→ Data rows:
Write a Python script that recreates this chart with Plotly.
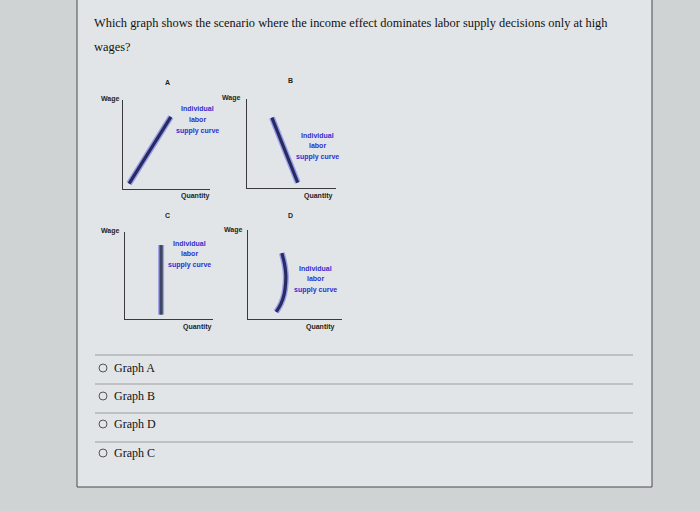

--

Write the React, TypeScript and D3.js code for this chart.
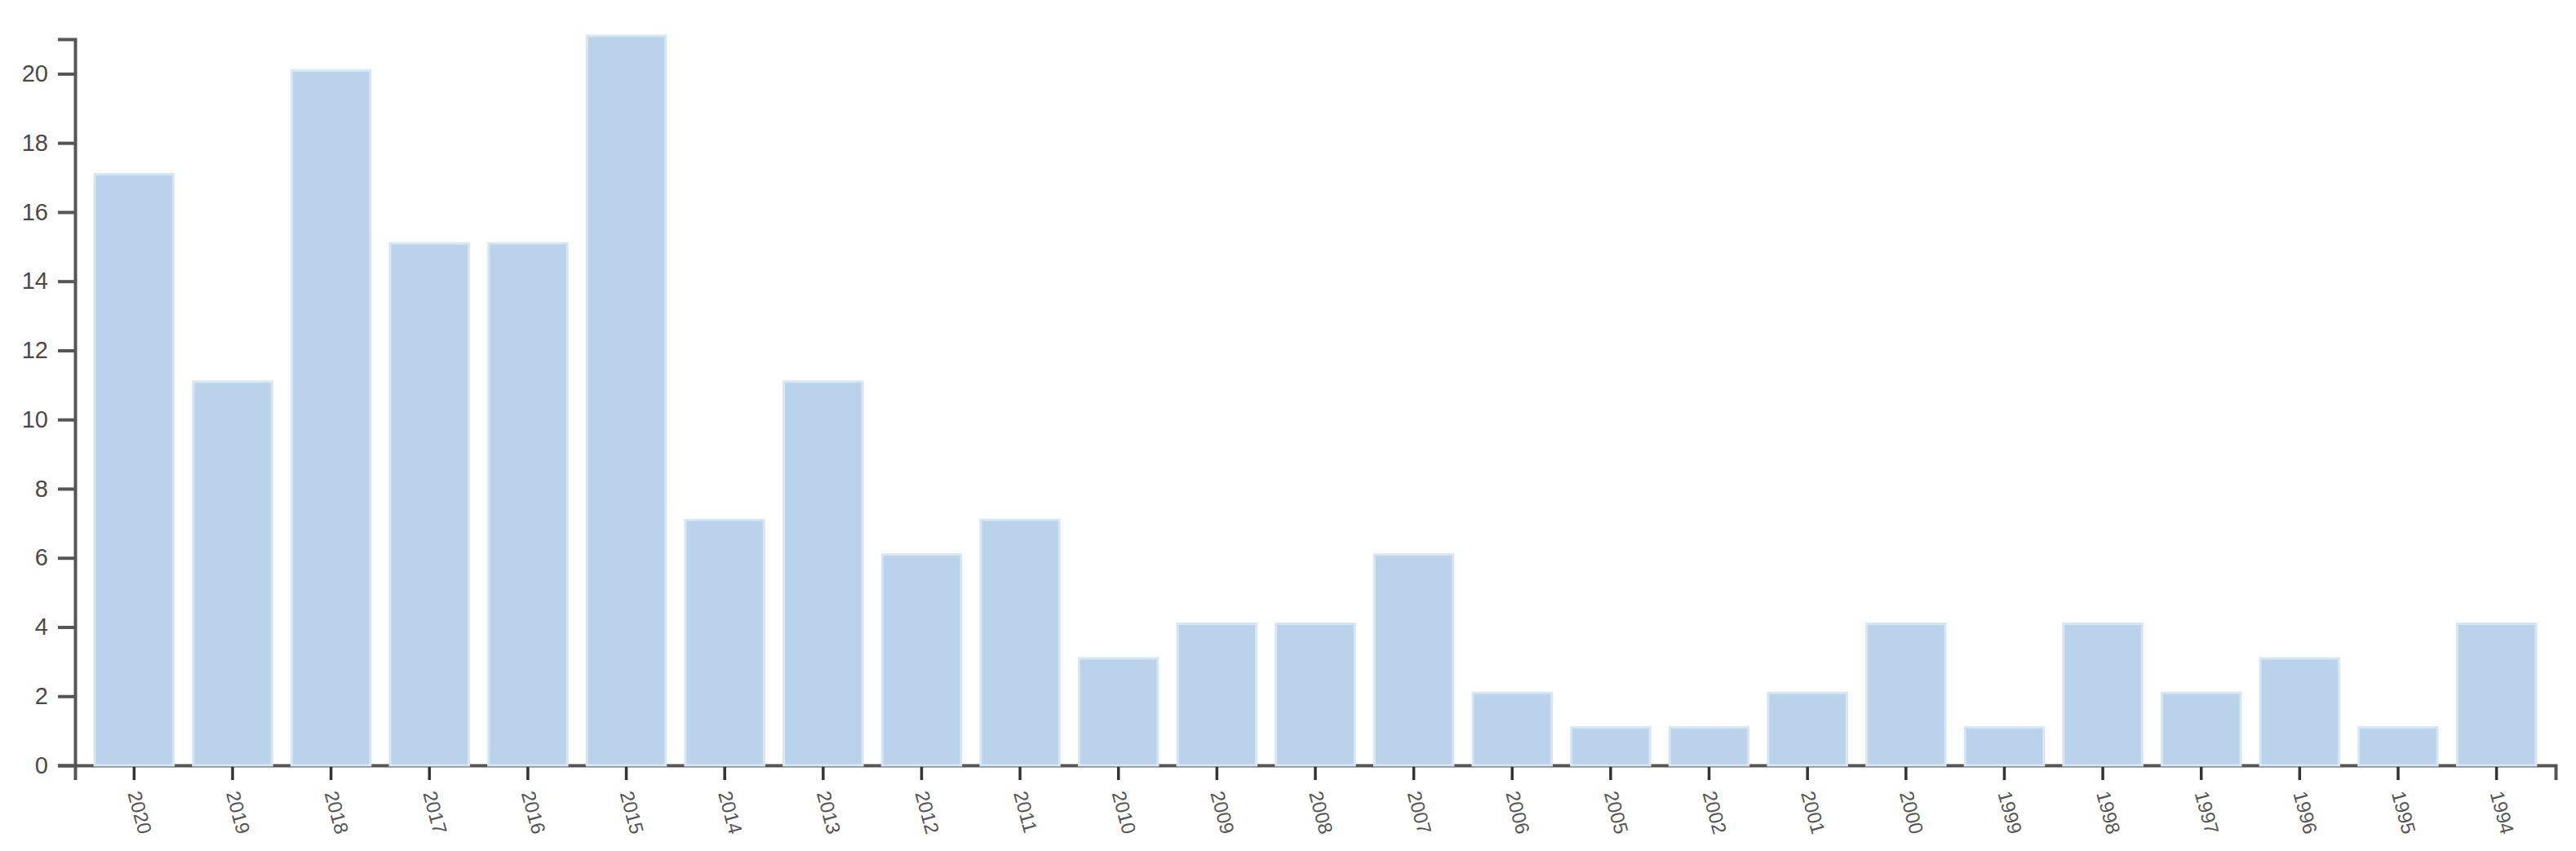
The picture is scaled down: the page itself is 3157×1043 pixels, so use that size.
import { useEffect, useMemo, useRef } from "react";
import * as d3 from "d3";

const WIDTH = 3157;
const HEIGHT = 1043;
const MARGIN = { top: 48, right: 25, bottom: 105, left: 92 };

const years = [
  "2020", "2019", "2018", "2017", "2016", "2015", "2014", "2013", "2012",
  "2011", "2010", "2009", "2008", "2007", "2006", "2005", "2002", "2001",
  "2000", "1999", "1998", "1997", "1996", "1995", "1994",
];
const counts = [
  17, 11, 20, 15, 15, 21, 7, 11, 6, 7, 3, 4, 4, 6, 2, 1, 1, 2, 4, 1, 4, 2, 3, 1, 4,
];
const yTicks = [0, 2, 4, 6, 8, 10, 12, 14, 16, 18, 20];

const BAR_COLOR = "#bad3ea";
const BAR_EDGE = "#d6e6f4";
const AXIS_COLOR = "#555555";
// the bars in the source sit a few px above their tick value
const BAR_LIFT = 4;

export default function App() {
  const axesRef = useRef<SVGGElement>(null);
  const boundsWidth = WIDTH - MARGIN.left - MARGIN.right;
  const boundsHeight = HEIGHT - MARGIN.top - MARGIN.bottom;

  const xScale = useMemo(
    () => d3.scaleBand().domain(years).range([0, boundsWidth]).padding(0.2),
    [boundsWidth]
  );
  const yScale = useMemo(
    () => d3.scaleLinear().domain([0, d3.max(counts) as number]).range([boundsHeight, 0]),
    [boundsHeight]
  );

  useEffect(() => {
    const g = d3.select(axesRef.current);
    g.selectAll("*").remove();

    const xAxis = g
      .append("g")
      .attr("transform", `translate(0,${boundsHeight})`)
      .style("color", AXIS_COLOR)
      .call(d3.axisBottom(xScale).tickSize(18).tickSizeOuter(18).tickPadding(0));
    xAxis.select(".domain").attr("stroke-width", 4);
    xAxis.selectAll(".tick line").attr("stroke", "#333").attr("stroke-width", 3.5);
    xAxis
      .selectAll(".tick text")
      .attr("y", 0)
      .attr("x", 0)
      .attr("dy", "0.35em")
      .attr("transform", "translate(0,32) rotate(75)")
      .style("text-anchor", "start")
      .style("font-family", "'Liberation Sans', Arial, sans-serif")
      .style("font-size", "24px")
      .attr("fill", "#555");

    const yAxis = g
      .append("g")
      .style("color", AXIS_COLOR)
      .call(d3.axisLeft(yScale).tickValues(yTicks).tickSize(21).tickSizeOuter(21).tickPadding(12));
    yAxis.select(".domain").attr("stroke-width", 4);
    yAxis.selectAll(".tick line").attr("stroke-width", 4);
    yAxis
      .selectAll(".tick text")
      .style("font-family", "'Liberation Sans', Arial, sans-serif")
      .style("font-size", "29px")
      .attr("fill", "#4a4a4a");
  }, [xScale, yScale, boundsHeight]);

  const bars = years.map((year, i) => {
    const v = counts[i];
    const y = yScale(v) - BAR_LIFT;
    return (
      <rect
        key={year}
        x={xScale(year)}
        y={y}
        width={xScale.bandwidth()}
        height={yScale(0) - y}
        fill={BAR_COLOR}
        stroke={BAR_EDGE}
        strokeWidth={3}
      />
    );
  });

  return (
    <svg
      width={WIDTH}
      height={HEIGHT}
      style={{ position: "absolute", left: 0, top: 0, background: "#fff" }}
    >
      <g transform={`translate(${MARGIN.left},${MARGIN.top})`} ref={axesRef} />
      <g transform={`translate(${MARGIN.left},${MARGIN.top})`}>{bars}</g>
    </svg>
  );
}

→ Exercise: The word "that" appears in how many lines of the records? Give the number only.

→ The solution: 2